Cannabidiol and the Immune System
The immune system is comprised of structures and processes within the body that protect against diseases and destroy foreign and infectious microbes. In some instances, the immune system mistakenly attacks healthy tissue, resulting in a condition known as autoimmunity. Cannabidiol (CBD) has been shown by researchers to be an immune system suppressor: one of the reasons why it’s useful in the treatment of autoimmune diseases such as multiple sclerosis, rheumatoid arthritis, and Crohn’s disease, and why it has improved the quality of life of those suffering from such diseases.
The Profile of Immune Modulation by Cannabidiol (CBD) Involves Deregulation of Nuclear Factor of Activated T Cells (NFAT) View Research Paper
Taken together, these data suggest that CBD suppresses T cell function and that CB1 and/or CB2 play a critical role in the magnitude of the in vitro anti-sRBC IgM AFC response.

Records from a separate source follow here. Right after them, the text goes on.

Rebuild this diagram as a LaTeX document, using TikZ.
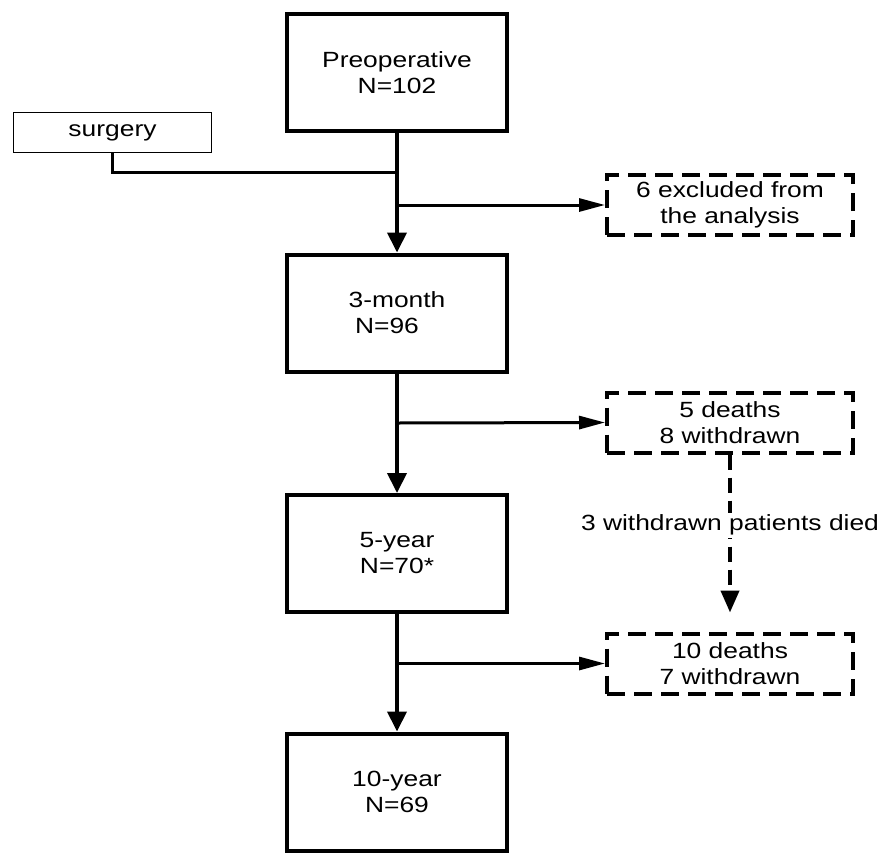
\documentclass[tikz,border=0pt]{standalone}
\usepackage{fontspec}
\setmainfont{Liberation Sans}[FakeStretch=1.2]
\usetikzlibrary{arrows.meta}
\begin{document}
\begin{tikzpicture}[x=1pt,y=-1pt,
  txt/.style={font=\fontsize{22}{26}\selectfont},
  mainbox/.style={draw,line width=4pt,minimum width=220pt,minimum height=117pt,align=center,txt,inner sep=0pt},
  dbox/.style={draw,line width=4pt,dash pattern=on 18pt off 9pt,minimum width=246pt,minimum height=60pt,align=center,txt,inner sep=0pt},
  sbox/.style={draw,line width=1.5pt,minimum width=198pt,minimum height=40pt,txt,inner sep=0pt},
  flow/.style={line width=4pt,-{Triangle[length=20pt,width=19pt]}},
  side/.style={line width=3pt,-{Triangle[length=26pt,width=13pt]}},
  plainline/.style={line width=3pt}]
\useasboundingbox (0,0) rectangle (896,854);
\node[mainbox] (pre) at (397,72.5) {Preoperative\\N=102};
\node[mainbox] (m3) at (397,313) {3-month\\N=96\hspace*{20pt}};
\node[mainbox] (y5) at (397,553.5) {5-year\\N=70*};
\node[mainbox] (y10) at (397,792) {10-year\\N=69};
\node[sbox] (surg) at (112.5,132.5) {surgery};
\node[dbox] (ex) at (730,205) {6 excluded from\\the analysis};
\node[dbox] (d1) at (730,422.5) {5 deaths\\8 withdrawn};
\node[dbox] (d2) at (730,663.5) {10 deaths\\7 withdrawn};
\coordinate (js) at (397,172);
\coordinate (b1) at (397,205);
\coordinate (b2) at (397,423);
\coordinate (b3) at (397,663.5);
\draw[flow] (pre.south) -- (m3.north);
\draw[flow] (m3.south) -- (y5.north);
\draw[flow] (y5.south) -- (y10.north);
\draw[plainline] (surg.south) |- (js);
\draw[side] (b1) -- (ex.west);
\draw[side] (b2) -- (d1.west);
\draw[side] (b3) -- (d2.west);
\draw[line width=4pt,dash pattern=on 15pt off 8pt,shorten >=19pt,-{Triangle[length=22pt,width=18pt]}] (d1.south) -- (d2.north)
  node[pos=0.4,fill=white,inner sep=2pt,txt] {3 withdrawn patients died};
\end{tikzpicture}
\end{document}
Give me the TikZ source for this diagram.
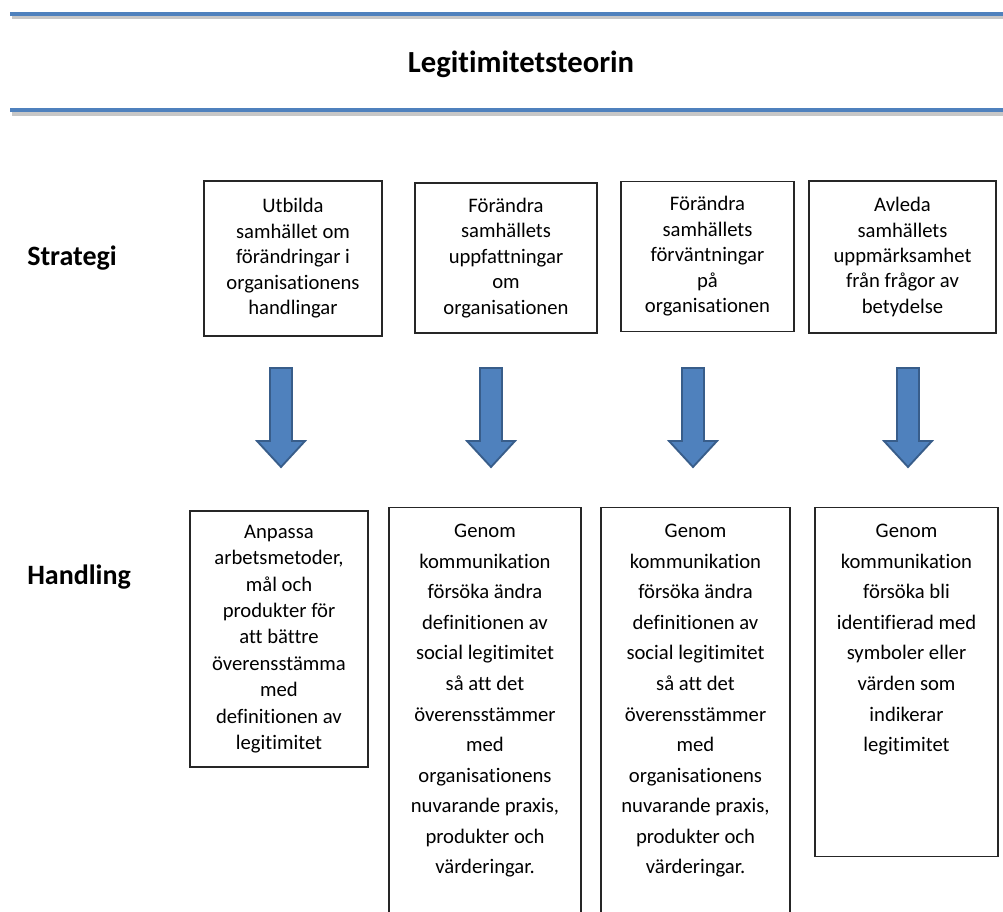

CBD possesses low affinity for both CB1 and CB2 cannabinoid receptors and therefore, does not produce the “high” associated with marijuana use. Despite this, CBD does exhibit immunosuppressive properties.
Cannabidiol and the Sleep Cycle
According to research, Cannabidiol improves insomnia and increases the amount of sleep because it reduces anxiety and chronic pain, as opposed to making one sleepy. Interestingly, Cannabidiol has also been shown to induce alertness when awake, and it has also been shown to improve REM Sleep Disorder.

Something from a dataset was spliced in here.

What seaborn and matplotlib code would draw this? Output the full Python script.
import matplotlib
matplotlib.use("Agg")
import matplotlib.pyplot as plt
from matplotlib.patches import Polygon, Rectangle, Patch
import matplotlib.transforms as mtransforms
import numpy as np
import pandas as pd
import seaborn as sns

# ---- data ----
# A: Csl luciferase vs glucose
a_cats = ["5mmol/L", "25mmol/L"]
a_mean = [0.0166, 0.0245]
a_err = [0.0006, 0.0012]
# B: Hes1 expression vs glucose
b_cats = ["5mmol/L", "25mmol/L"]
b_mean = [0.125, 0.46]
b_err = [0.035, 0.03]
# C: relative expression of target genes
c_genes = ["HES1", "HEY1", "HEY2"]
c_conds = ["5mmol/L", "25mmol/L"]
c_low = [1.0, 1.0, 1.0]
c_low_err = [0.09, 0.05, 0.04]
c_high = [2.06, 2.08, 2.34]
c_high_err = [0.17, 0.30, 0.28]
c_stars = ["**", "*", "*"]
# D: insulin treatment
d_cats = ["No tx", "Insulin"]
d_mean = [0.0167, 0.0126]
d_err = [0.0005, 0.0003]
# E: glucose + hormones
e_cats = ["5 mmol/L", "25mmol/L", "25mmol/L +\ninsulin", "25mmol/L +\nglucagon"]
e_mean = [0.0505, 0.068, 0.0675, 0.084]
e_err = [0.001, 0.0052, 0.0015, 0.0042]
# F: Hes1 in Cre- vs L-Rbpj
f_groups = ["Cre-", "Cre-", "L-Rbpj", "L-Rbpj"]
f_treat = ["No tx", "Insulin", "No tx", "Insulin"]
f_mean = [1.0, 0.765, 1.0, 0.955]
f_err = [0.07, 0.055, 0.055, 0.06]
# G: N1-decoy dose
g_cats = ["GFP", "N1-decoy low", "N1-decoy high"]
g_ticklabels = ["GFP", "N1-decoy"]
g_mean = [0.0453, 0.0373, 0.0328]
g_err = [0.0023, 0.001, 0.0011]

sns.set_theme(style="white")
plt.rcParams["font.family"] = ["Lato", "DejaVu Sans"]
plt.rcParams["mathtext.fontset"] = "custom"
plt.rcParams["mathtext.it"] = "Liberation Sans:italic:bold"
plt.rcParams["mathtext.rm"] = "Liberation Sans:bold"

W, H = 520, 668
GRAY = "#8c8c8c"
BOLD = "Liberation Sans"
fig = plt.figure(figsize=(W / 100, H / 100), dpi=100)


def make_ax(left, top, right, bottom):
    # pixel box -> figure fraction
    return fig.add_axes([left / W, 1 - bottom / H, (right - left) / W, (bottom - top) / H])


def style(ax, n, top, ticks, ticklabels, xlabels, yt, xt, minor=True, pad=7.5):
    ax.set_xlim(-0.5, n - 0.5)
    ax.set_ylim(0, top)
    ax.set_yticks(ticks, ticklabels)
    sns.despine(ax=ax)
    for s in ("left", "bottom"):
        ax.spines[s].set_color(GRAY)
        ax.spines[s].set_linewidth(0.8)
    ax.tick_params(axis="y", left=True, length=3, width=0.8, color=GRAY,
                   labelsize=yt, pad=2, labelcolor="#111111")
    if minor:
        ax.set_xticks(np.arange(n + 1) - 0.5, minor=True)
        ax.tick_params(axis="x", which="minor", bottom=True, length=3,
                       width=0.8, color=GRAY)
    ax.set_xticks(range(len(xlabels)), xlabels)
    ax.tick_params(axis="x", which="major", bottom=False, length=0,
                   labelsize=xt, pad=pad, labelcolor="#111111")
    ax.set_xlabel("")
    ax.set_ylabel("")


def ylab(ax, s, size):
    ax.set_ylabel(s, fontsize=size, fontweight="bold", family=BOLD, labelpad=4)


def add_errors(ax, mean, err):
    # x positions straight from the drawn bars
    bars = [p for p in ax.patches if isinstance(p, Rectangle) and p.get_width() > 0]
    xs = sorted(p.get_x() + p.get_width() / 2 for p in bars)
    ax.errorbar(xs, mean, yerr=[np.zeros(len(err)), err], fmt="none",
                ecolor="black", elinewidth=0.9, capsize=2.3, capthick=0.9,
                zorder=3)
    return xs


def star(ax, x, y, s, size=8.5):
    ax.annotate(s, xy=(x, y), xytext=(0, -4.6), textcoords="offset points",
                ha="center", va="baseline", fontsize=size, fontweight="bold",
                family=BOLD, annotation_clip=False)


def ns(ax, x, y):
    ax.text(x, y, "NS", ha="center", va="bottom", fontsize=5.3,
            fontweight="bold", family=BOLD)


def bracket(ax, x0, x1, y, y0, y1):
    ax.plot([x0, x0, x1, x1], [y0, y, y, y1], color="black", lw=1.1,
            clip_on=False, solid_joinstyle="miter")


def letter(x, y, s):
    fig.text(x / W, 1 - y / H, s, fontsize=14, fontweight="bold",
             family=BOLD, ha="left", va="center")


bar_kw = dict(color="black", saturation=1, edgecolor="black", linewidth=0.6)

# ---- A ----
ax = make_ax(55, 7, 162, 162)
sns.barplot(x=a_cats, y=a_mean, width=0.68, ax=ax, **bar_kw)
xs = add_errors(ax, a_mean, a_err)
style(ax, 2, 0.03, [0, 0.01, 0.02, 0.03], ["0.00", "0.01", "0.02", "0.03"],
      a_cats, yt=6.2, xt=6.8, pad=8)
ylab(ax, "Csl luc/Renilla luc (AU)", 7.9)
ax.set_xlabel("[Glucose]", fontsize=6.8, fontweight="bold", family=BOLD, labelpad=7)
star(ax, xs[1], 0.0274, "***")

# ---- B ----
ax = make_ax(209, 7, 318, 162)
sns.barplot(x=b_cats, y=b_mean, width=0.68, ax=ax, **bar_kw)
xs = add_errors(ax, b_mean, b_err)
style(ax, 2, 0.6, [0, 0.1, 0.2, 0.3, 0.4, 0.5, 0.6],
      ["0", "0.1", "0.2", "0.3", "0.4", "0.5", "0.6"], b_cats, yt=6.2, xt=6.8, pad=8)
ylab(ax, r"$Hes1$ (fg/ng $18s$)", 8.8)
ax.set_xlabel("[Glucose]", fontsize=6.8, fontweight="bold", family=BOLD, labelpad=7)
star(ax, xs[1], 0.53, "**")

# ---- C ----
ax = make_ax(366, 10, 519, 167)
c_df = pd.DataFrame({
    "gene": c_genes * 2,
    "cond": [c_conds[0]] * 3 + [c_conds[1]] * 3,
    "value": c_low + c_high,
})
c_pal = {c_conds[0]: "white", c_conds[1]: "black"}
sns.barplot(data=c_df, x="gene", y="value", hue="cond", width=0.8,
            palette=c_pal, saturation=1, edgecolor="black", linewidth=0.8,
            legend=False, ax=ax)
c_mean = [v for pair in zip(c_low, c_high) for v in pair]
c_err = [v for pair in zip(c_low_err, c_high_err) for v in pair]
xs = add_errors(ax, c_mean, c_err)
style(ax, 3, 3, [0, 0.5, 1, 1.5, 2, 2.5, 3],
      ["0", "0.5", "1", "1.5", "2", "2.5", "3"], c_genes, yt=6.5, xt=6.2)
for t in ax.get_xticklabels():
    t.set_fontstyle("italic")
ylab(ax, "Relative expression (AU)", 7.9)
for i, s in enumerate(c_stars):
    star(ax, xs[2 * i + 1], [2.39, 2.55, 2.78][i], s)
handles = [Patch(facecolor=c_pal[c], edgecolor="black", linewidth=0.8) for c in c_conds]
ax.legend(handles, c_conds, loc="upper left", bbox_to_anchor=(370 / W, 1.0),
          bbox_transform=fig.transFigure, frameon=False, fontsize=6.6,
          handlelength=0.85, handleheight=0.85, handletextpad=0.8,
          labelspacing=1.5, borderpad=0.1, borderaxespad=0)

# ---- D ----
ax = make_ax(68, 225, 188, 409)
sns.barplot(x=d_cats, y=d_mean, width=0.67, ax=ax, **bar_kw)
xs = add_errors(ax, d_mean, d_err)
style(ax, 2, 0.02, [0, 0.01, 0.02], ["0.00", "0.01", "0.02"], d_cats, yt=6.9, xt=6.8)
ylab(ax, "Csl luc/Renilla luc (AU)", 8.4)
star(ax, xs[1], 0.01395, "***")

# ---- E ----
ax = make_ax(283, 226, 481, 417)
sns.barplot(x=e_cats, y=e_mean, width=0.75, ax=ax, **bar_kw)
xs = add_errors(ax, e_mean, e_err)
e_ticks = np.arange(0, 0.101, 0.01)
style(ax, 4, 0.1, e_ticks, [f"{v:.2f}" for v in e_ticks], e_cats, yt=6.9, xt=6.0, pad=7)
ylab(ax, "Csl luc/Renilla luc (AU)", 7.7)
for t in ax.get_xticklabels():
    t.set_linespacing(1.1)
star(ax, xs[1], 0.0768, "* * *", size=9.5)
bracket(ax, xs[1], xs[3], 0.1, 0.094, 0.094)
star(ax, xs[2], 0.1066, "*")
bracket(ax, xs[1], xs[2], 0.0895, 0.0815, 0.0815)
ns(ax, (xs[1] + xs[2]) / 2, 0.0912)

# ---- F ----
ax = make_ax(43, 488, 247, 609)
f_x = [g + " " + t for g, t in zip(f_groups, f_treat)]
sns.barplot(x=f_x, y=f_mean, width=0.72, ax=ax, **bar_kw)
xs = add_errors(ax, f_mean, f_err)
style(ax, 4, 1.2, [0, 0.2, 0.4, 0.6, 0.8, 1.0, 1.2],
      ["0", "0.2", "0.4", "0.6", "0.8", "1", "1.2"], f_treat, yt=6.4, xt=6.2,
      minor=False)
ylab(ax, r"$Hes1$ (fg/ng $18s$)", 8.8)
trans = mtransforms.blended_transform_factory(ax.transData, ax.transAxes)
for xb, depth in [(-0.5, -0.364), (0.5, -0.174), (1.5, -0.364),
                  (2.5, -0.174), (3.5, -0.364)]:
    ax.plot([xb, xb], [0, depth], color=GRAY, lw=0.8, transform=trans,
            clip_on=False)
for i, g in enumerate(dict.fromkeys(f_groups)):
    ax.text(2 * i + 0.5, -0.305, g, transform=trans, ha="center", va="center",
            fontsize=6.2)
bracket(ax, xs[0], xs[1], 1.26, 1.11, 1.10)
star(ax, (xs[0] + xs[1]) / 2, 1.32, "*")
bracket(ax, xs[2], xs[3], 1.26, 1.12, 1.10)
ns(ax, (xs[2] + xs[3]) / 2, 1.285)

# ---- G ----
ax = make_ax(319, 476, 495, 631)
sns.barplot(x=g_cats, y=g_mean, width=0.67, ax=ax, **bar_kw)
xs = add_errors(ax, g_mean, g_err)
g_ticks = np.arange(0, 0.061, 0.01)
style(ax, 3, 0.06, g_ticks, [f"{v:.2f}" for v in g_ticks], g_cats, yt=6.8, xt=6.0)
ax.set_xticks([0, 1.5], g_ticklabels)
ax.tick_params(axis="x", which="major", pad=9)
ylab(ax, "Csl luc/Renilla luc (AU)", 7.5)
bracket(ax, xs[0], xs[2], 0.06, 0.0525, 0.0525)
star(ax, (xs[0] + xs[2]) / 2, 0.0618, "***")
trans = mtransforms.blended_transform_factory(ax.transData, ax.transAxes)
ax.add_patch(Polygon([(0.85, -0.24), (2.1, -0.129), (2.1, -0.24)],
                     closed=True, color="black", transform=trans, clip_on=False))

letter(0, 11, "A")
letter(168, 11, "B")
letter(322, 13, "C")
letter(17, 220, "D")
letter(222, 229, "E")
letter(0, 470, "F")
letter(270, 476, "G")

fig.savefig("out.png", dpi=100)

CBD oil is typically made from hemp, a variety of the cannabis plant that has high levels of Cannabidiol (CBD) and trace levels of Tetrahydrocannabinol (THC). It is usually blended with a carrier oil such as Medium Chain Triglyceride (MCT) oil, olive oil or hemp seed oil. CBD offers a vast range of healing properties, and studies show that it has significant effects on various neurological and physiological disorders. Such disorders include anxiety, ADHD and ADD, Alzheimer’s, arthritis, bipolar, cancer, chronic pain, depression, diabetes, epilepsy, fibromyalgia and hypertension. These in addition to inflammation, insomnia, migraines and headaches, multiple sclerosis, nausea, OCD. Furthermore, many use CBD Oil to treat osteoporosis, Parkinson’s, PTSD, schizophrenia, seizures, spasticity, spinal injury and even stress.

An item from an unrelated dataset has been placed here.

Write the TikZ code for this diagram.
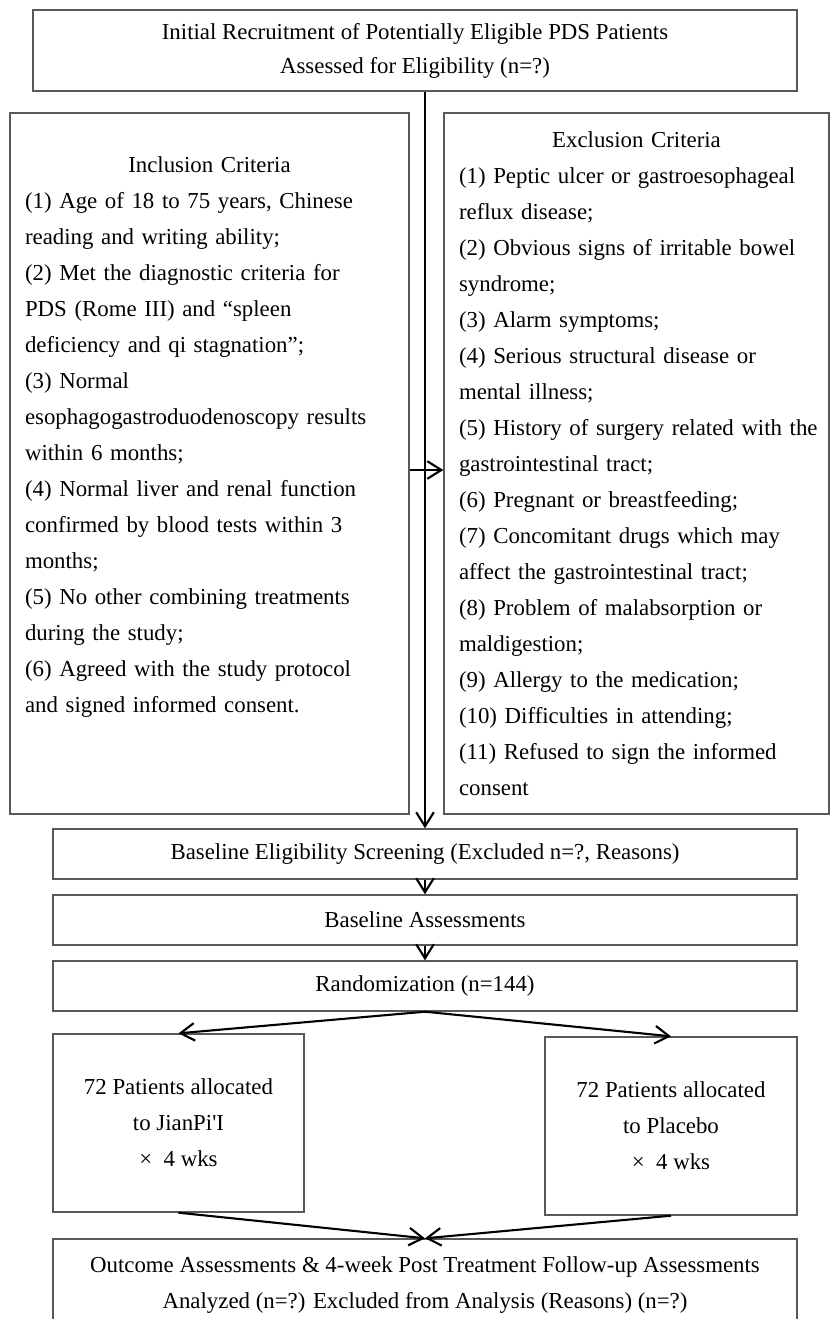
\documentclass[tikz,border=0pt]{standalone}
\usepackage{fontspec}
\setmainfont{Liberation Serif}
\usetikzlibrary{arrows.meta}

\begin{document}
\begin{tikzpicture}
    [
        x=0.02cm, y=-0.02cm,
        box/.style={rectangle, draw=black!65, line width=0.8pt, inner sep=0pt,
            font=\fontsize{13.0}{20.5}\selectfont,},
        edge/.style={-{Straight Barb[length=8pt,width=10pt]}, line width=1.2pt,},
    ]
    \useasboundingbox (0,0) rectangle (830,1319);

    % recruitment and criteria
    \node (top) at (415,50.5) [box, minimum width=15.28cm, minimum height=1.62cm, align=center,
        font=\fontsize{13.0}{19.4}\selectfont]
        {Initial Recruitment of Potentially Eligible PDS Patients\\Assessed for Eligibility (n=?)};
    \node (incl) at (209.5,463.5) [box, minimum width=7.98cm, minimum height=14.02cm,
        text width=7.38cm, align=left]
        {\makebox[\linewidth]{Inclusion Criteria}\\
         (1) Age of 18 to 75 years, Chinese\\
         reading and writing ability;\\
         (2) Met the diagnostic criteria for\\
         PDS (Rome III) and ``spleen\\
         deficiency and qi stagnation'';\\
         (3) Normal\\
         esophagogastroduodenoscopy results\\
         within 6 months;\\
         (4) Normal liver and renal function\\
         confirmed by blood tests within 3\\
         months;\\
         (5) No other combining treatments\\
         during the study;\\
         (6) Agreed with the study protocol\\
         and signed informed consent.\rule[-33pt]{0pt}{33pt}};
    \node (excl) at (636.5,463.5) [box, minimum width=7.70cm, minimum height=14.02cm,
        text width=7.1cm, align=left]
        {\makebox[\linewidth]{Exclusion Criteria}\\
         (1) Peptic ulcer or gastroesophageal\\
         reflux disease;\\
         (2) Obvious signs of irritable bowel\\
         syndrome;\\
         (3) Alarm symptoms;\\
         (4) Serious structural disease or\\
         mental illness;\\
         \mbox{(5) History of surgery related with the}\\
         gastrointestinal tract;\\
         (6) Pregnant or breastfeeding;\\
         (7) Concomitant drugs which may\\
         affect the gastrointestinal tract;\\
         (8) Problem of malabsorption or\\
         maldigestion;\\
         (9) Allergy to the medication;\\
         (10) Difficulties in attending;\\
         (11) Refused to sign the informed\\
         consent};

    % screening steps
    \node (elig) at (425,854)  [box, minimum width=14.88cm, minimum height=1.0cm]
        {Baseline Eligibility Screening (Excluded n=?, Reasons)};
    \node (base) at (425,920)  [box, minimum width=14.88cm, minimum height=1.0cm]
        {Baseline Assessments};
    \node (rand) at (425,986)  [box, minimum width=14.88cm, minimum height=1.0cm]
        {Randomization (n=144)};

    % groups
    \node (grpa) at (178.5,1123) [box, minimum width=5.02cm, minimum height=3.56cm, align=center]
        {72 Patients allocated\\to JianPi\textquotesingle I\\×\enspace 4 wks};
    \node (grpb) at (671,1126)   [box, minimum width=5.04cm, minimum height=3.56cm, align=center]
        {72 Patients allocated\\to Placebo\\×\enspace 4 wks};

    \node (outc) at (425,1285) [box, minimum width=14.88cm, minimum height=1.84cm, align=center]
        {Outcome Assessments \& 4-week Post Treatment Follow-up Assessments\\
         Analyzed (n=?) Excluded from Analysis (Reasons) (n=?)};

    \coordinate (mid) at (426,470);

    \draw [edge] (top.south -| elig.north) -- (elig.north);
    \draw [edge] (incl.east |- mid) -- (excl.west |- mid);
    \draw [edge] (elig.south) -- (base.north);
    \draw [edge] (base.south) -- (rand.north);
    \draw [edge] (rand.south) -- (grpa.north);
    \draw [edge] (rand.south) -- (grpb.north);
    \draw [edge] (grpa.south) -- (outc.north);
    \draw [edge] (grpb.south) -- (outc.north);
\end{tikzpicture}
\end{document}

Cannabis Oil, otherwise known as Medical Marijuana is made from marijuana, a variety of the cannabis plant that has moderate to high levels of Tetrahydrocannabinol (THC) and moderate to high levels of Cannabidiol (CBD). It is usually blended with a carrier oil such as Medium Chain Triglyceride (MCT) oil, olive oil or hemp seed oil. It is known by various names such as medical cannabis, medical marijuana, marijuana oil, or THC oil. Because it has significant levels of THC, in sufficient amounts, it can cause a psychoactive effect. For the most part, however, because dosages are small and spread throughout the day, these effects can be minimised.
Cannabidiol Scheduling in South Africa
In August 2017, the Medicines Control Council (MCC) rescheduled Cannabidiol (CBD) from a schedule 7 to a schedule 4 substance. The rescheduling required South Africans to obtain a doctor’s prescription in order to buy CBD in-store or online. In a landmark judgement on 18 September 2018, the Constitutional Court, South Africa’s highest court effectively decriminalised the cultivation, storage and use of cannabis in the privacy of one’s home, ruling that the prohibition of private cultivation, possession and consumption of the plant at home was unconstitutional.
On 23 May 2019, however, after a legal petition by the South African Health Products Regulatory Authority (SAHPRA), the Department of Health’s Dr Aaron Motsoaledi published an update effectively excluding certain preparations of CBD from the schedule 4 classification. In particular, such preparations should contain a maximum daily dose of 20 mg cannabidiol (CBD). Interestingly, the exemption is effective for a period not exceeding twelve (12) months from the date of signature of the notice. So, unless renewed, the exemption will expire on 23 May 2020.